We can provide proof of financial means which, if I understand correctly, needs to be presented every 12 months for the remainder of the validity of the visa.
My questions are:
- Would I be eligible for a CSV under these circumstances?
- Would I be able to get hold of a 5-year visa or is this unrealistic?
- Are there any other options, such as applying for a business visa?
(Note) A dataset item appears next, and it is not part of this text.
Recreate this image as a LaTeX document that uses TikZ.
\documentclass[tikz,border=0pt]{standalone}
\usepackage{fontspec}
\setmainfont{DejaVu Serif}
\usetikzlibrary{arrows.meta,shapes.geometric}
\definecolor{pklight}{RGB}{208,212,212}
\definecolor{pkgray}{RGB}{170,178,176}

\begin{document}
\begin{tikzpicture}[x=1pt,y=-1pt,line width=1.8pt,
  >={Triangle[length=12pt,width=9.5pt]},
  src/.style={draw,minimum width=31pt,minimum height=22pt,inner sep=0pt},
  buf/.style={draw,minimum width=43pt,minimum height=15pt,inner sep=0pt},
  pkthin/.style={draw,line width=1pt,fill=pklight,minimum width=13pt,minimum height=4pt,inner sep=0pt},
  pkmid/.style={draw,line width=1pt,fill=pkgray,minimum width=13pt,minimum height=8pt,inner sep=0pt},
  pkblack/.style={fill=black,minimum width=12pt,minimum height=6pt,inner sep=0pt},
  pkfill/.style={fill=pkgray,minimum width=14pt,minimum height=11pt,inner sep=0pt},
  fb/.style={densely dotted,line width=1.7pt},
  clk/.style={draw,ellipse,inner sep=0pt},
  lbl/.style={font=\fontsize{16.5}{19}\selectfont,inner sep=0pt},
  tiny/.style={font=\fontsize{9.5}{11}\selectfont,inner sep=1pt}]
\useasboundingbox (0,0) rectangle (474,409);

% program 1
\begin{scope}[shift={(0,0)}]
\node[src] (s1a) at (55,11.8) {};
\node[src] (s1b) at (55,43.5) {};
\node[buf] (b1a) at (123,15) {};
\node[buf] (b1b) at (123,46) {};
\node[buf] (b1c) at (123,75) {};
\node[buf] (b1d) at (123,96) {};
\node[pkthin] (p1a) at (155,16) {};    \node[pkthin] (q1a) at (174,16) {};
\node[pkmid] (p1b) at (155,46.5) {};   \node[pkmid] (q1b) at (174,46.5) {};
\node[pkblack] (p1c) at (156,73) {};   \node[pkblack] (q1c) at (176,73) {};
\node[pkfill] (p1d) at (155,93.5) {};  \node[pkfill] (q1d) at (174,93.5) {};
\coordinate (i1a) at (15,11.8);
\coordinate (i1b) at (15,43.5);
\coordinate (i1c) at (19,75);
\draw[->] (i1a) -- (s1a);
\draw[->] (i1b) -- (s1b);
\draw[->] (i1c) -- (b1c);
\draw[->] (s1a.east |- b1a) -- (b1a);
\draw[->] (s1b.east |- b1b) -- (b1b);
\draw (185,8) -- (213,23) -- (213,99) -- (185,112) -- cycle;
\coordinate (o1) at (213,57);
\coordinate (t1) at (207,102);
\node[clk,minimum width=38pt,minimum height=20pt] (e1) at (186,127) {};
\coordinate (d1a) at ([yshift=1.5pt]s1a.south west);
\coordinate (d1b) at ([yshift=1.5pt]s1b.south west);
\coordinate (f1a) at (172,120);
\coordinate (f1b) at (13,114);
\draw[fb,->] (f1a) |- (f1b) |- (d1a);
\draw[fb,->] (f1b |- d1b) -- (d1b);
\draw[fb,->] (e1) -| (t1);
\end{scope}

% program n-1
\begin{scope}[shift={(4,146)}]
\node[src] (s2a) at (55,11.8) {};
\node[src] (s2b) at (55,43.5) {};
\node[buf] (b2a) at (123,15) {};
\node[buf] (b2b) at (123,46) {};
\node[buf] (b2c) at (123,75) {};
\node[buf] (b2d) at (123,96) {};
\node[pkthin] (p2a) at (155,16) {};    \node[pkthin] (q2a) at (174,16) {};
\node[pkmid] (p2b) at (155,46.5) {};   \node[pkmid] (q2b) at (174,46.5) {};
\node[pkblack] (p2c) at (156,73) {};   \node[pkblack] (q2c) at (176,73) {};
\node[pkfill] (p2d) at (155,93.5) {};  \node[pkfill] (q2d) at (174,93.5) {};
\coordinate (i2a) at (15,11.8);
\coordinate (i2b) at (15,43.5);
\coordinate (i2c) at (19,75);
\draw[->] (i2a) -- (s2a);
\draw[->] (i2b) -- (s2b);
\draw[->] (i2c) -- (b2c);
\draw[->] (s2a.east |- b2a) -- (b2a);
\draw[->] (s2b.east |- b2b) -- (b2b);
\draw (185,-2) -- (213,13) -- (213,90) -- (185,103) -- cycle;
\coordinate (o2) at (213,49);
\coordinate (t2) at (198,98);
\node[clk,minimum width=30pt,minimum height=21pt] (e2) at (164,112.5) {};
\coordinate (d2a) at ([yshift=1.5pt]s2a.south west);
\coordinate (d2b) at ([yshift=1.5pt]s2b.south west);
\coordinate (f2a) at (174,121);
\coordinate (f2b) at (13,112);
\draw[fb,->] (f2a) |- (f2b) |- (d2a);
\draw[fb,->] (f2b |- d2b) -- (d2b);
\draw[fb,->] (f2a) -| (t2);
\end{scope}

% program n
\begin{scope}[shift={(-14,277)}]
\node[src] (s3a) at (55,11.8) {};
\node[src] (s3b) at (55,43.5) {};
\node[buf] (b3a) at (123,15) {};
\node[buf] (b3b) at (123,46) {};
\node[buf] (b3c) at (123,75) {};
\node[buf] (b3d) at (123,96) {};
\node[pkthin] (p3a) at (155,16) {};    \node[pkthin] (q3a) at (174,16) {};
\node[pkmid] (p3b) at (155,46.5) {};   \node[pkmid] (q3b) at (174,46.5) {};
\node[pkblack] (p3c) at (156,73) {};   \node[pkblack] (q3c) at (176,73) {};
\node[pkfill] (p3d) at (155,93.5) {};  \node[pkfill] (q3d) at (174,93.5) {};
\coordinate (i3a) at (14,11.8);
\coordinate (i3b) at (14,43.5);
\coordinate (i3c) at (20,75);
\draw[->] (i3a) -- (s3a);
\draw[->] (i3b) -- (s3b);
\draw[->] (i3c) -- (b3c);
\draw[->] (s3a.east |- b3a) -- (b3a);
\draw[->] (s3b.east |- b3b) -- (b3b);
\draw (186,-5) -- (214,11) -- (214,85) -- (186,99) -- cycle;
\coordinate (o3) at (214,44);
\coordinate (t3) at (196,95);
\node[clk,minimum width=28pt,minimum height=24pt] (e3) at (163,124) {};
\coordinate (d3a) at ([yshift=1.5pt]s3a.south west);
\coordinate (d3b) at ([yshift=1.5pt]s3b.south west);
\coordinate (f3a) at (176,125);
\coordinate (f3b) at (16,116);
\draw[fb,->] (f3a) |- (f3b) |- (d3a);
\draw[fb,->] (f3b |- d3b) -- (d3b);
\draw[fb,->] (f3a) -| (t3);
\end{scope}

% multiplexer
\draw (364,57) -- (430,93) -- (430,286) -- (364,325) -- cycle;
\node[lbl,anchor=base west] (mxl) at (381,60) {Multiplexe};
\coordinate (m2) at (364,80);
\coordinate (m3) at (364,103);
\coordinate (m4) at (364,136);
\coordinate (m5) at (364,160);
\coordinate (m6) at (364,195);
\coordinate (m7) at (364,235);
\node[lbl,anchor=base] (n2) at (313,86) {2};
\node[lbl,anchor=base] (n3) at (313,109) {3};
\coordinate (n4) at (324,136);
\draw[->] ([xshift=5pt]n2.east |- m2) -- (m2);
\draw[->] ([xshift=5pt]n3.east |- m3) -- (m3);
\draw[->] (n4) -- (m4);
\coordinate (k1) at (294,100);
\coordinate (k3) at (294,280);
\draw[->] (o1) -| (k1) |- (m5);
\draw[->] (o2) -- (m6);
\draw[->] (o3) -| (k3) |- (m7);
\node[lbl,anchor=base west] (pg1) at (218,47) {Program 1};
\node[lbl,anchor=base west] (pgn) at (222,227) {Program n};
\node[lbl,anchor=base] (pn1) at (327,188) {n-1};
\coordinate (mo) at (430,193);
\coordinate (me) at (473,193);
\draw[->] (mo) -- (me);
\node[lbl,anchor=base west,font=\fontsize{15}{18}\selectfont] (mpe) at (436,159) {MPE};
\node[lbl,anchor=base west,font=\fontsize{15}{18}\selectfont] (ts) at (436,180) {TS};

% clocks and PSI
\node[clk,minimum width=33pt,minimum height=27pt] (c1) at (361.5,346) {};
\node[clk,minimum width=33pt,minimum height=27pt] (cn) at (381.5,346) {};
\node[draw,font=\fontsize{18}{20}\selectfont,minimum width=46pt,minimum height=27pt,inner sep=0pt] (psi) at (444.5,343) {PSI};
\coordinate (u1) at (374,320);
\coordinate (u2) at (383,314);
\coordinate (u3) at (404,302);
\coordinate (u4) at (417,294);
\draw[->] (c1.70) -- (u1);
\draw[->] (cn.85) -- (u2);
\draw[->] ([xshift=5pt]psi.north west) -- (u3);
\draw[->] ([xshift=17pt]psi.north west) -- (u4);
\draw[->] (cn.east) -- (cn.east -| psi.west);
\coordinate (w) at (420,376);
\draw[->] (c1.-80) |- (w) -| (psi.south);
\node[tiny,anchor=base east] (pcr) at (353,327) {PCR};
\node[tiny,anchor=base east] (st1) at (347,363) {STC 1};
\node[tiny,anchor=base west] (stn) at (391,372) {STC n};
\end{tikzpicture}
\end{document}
Many thanks for any guidance you can provide!


----------



## chris_mave (Jun 24, 2016)

JW1979 said:


> Hello,
> My girlfriend and I are looking into the process of getting a CSV. We should both be eligible under the 'Life and Earth Sciences' category. My girlfriend will be seeking employment upon arrival (preferably sooner of course). I will remain employed as a consultant, working for a UK-based business, so will continue receiving a UK salary (taxed in SA).
> We can provide proof of financial means which, if I understand correctly, needs to be presented every 12 months for the remainder of the validity of the visa.
> My questions are:
> ...


Without a company offer - it will only be for one year only to be renewed if you have found work. its given for 5 years if you have an offer letter/contract


----------



## LegalMan (Dec 26, 2012)

@JW1979 - chris_mave is correct about the 12 months versus 5 years validity. Your options include a long-stay visitor's visa showing proof of funds and also an accompanying relative visa if you can prove a permanent relationship with your girlfriend (say life partner from now on).


----------